Double bill ends Shanghai Biennale session
Films by directors Zhang Ming and Zhu Wen were screened at the Power Station of Art recently to close the 13th Shanghai Biennale's "Close-Up" unit.
A question-and-answer session was held after the screening.
The "Close-Up" unit, organized by the Center for Experimental Film and the Power Station of Art, invites the country's top film directors and visual artists to take part in screenings and meet-the-audience sessions.
Zhang's 2009 work "The Bride" was shot on digital video. It's about group of friends daydreaming about marrying a woman and killing her to get the insurance money.
Zhu's 2003 film "South of the Clouds" centers on a retiree who fulfills a lifelong desire to travel to Yunnan Province.
Both works were inspired by the directors' own lives and hometowns with strong regional features.
In addition to "The Bride," Zhang has made a number of films set in Chongqing's Wushan.
"With the vast territory, China has varied and distinguished regional features," said Zhang. "In a lot of southern cities, like Wushan, the urbanization process is thriving, but there are a lot of hidden problems belonging only to this era."

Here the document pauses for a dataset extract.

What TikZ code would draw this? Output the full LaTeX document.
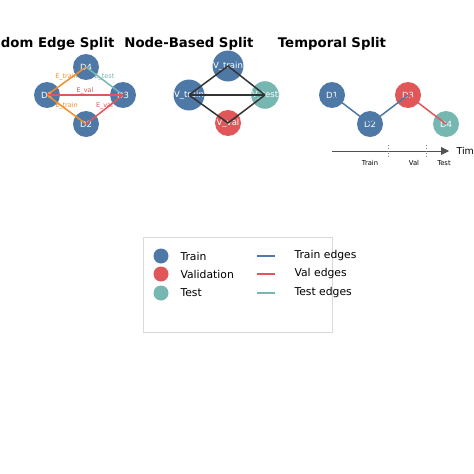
\documentclass[tikz,border=0pt]{standalone}
\usepackage{fontspec}
\setmainfont{DejaVu Sans}
\usetikzlibrary{arrows.meta}
\definecolor{trainc}{HTML}{4E79A7}
\definecolor{valc}{HTML}{E15759}
\definecolor{testc}{HTML}{76B7B2}
\definecolor{orangec}{HTML}{F28E2B}
\definecolor{darkc}{HTML}{333333}
\tikzset{
  dot/.style={circle,minimum size=26pt,inner sep=0pt,text=white,font=\fontsize{8.5}{9}\selectfont},
  ttl/.style={font=\fontsize{13.3}{14}\selectfont\bfseries,anchor=base},
  elab/.style={font=\fontsize{6.5}{7}\selectfont,midway,yshift=4pt},
  edge/.style={line width=1.5pt},
  lgd/.style={font=\fontsize{10.8}{12}\selectfont,anchor=west}
}
\begin{document}
\begin{tikzpicture}[x=1pt,y=-1pt]
\useasboundingbox (0,0) rectangle (474,474);
\fill[white] (0,0) rectangle (474,474);
\clip (0,0) rectangle (474,474);
% titles
\node[ttl,anchor=base east] (ttlA) at (118,47) {Random Edge Split};
\node[ttl] (ttlB) at (189,47) {Node-Based Split};
\node[ttl] (ttlC) at (332,47) {Temporal Split};
% random edge split
\node[dot,fill=trainc] (a4) at (86,67) {D4};
\node[dot,fill=trainc] (a1) at (47,95) {D1};
\node[dot,fill=trainc] (a3) at (123,95) {D3};
\node[dot,fill=trainc] (a2) at (86,124) {D2};
\draw[edge,orangec] (a4.center) -- node[elab,text=orangec] {E\_train} (a1.center);
\draw[edge,testc] (a4.center) -- node[elab,text=testc] {E\_test} (a3.center);
\draw[edge,valc] (a1.center) -- node[elab,text=valc] {E\_val} (a3.center);
\draw[edge,orangec] (a1.center) -- node[elab,text=orangec] {E\_train} (a2.center);
\draw[edge,valc] (a2.center) -- node[elab,text=valc] {E\_val} (a3.center);
% node-based split
\node[dot,fill=trainc] (b1) at (228,66) {V\_train};
\node[dot,fill=trainc] (b2) at (189,95) {V\_train};
\node[dot,fill=testc] (b3) at (265,95) {V\_test};
\node[dot,fill=valc] (b4) at (228,123) {V\_val};
\draw[edge,darkc] (b1.center) -- (b2.center);
\draw[edge,darkc] (b1.center) -- (b3.center);
\draw[edge,darkc] (b2.center) -- (b3.center);
\draw[edge,darkc] (b2.center) -- (b4.center);
\draw[edge,darkc] (b4.center) -- (b3.center);
% temporal split
\node[dot,fill=trainc] (c1) at (332,95) {D1};
\node[dot,fill=trainc] (c2) at (370,124) {D2};
\node[dot,fill=valc] (c3) at (408,95) {D3};
\node[dot,fill=testc] (c4) at (446,124) {D4};
\draw[edge,trainc] (c1.center) -- (c2.center);
\draw[edge,trainc] (c2.center) -- (c3.center);
\draw[edge,valc] (c3.center) -- (c4.center);
\coordinate (t0) at (332,151);
\coordinate (t1) at (449,151);
\draw[darkc!85,line width=0.9pt,-{Triangle[length=8pt,width=8pt]}] (t0) -- (t1);
\node[font=\fontsize{9.5}{10}\selectfont,anchor=west] (tm) at (453,151) {Time};
\draw[gray,dotted,line width=0.8pt] (388,145) -- (388,157);
\draw[gray,dotted,line width=0.8pt] (426,145) -- (426,157);
\node[font=\fontsize{6.8}{7}\selectfont] (lt) at (370,163) {Train};
\node[font=\fontsize{6.8}{7}\selectfont] (lv) at (414,163) {Val};
\node[font=\fontsize{6.8}{7}\selectfont] (ls) at (444,163) {Test};
% legend
\draw[black!15,line width=0.8pt] (143,237) rectangle (332,332);
\fill[trainc] (161,256) circle (7.5);
\fill[valc] (161,274) circle (7.5);
\fill[testc] (161,293) circle (7.5);
\node[lgd] (g1) at (177,256) {Train};
\node[lgd] (g2) at (177,274) {Validation};
\node[lgd] (g3) at (177,293) {Test};
\draw[trainc,line width=1.5pt] (257,256) -- (275,256);
\draw[valc,line width=1.5pt] (257,274) -- (275,274);
\draw[testc,line width=1.5pt] (257,293) -- (275,293);
\node[lgd] (g4) at (291,256) {Train edges};
\node[lgd] (g5) at (291,274) {Val edges};
\node[lgd] (g6) at (291,293) {Test edges};
\end{tikzpicture}
\end{document}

He added: "We hold the impression that people from the northern China talk and think more about power, while people from the south care more about aesthetics. When I started filming, there was already an academic format. But I wanted to create something different."
Zhu said "South of the Clouds" was dedicated to his parent's generation.
"There is a dream, or rather fantasyland, in this film," he said. "There were already a lot of realistic Chinese films at that time. But we need art just because reality is not enough for us. Therefore, I created such a work."